Tonight I was babysitting a dear friend’s son, while she and her husband went out for his annual staff party. When little N was dropped off, they commented that he was out of sorts, feeling a little sick, and hadn’t eaten today. N did look a bit horrible, and I packed him off to bed 1/2 hour later. I checked his temperature ever 1/2 hour, and it was steadily climbing, despite the ibuprofen I gave him. So I called my friends, got their cell phone voice mail, and left a message. But then what to do?
Unfortunately, I’ve had some experience with a very sick kid in the last year. But every time Sugar or Spice has been sick, I’ve known what to do. Sure, I call my best friend, who is a doc, and ask for her unofficial advice. But most of the time, she concludes that I should follow my instincts. And you know what? My intuition has never been wrong. Every time I’ve rushed the kids to the hospital, it’s been a good decision. I’ve sometimes even had to fight against the powers-of-medicine-that-be and advocate for care, when they had a “wait and see” approach. My mother’s intuition usually feels like a sort of foreboding and premonition… but I can’t say this is some kind of super power. It’s just that very heightened awareness of my child, fueled by Mommy Bear adrenalin. It’s the Mommy Instinct.

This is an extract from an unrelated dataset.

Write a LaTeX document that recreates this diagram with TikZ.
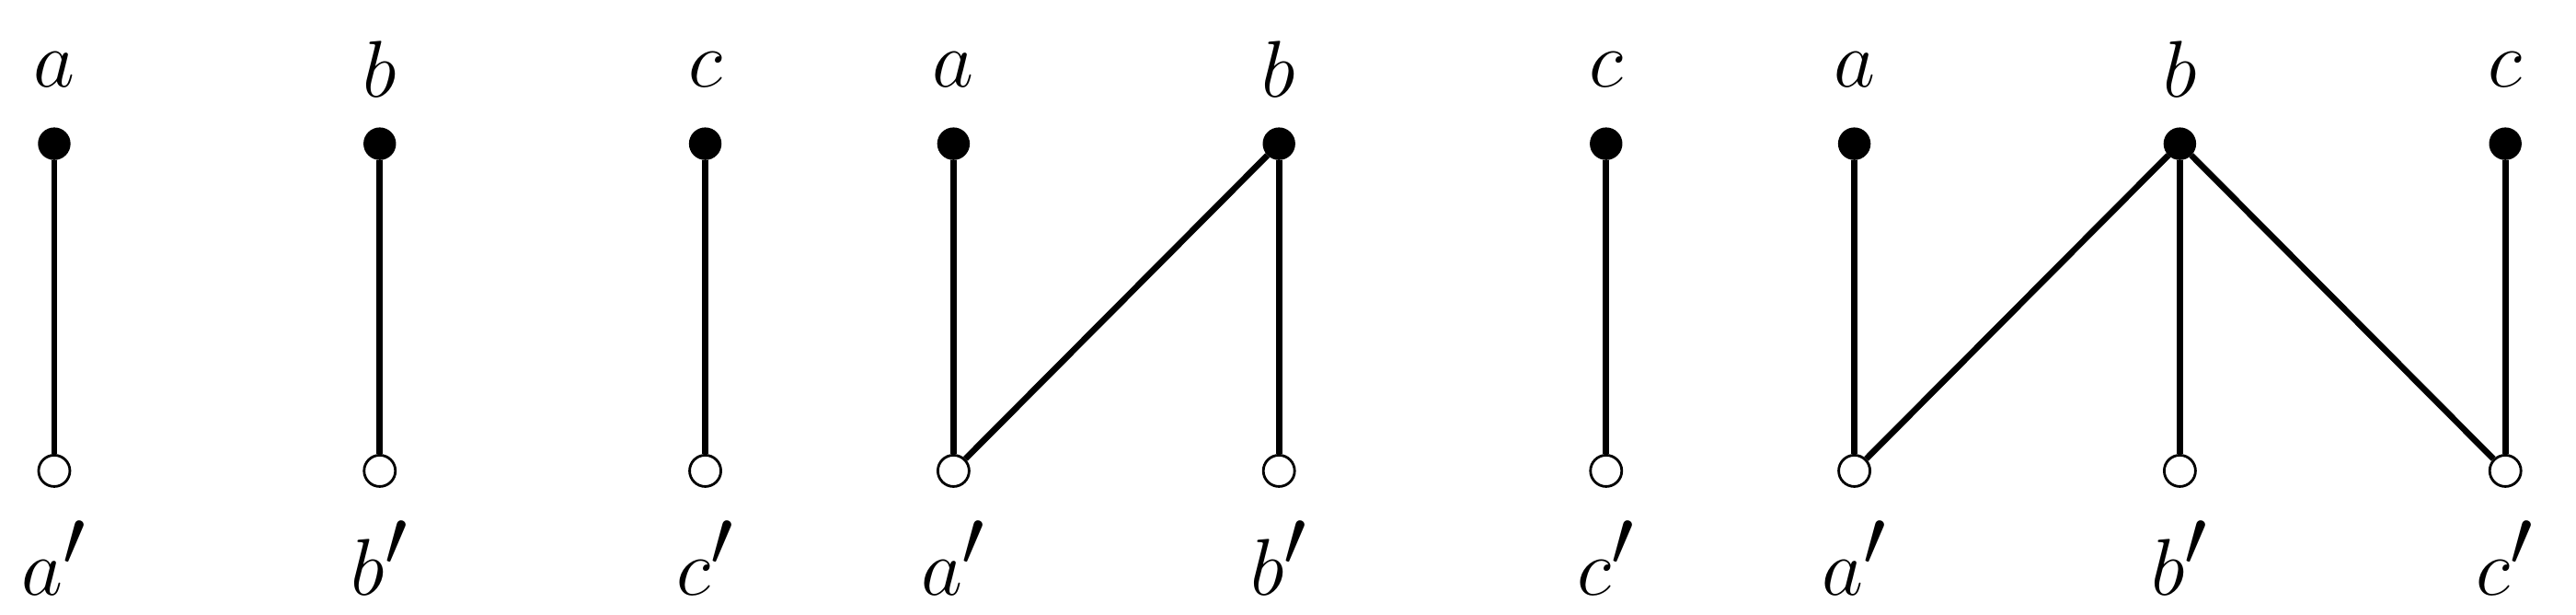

The weird thing, though, was I didn’t have that instinct with N tonight. I really had no idea. Should I take him to the hospital? Force water down him? Leave him be?
I called 811, which is the provincial government health line to speak to a nurse, but even the nurse was waffly. She told me he was in the grey area of taking to the hospital or not. And that it was my call. I still didn’t know what to do!
Luckily, as soon as I got off the phone with the nurse, I got through to my friend, who was already on her way to pick N up. When she arrived, his temperature had come down a degree, and she decided to take him home for monitoring. Her Mommy Instinct knew what to do.
I just find that so curious. Does your Mommy Instinct work for other kids? Or is it just yours, because you know them so well? I can vouch for it having nothing to do with biology; it must be love? familiarity? connection?
The one thing I am sure of, is that the Mommy Instinct is real. I’ve never been wrong yet. Maybe I’ll be wrong one day, but as far as my kids go, I follow my gut.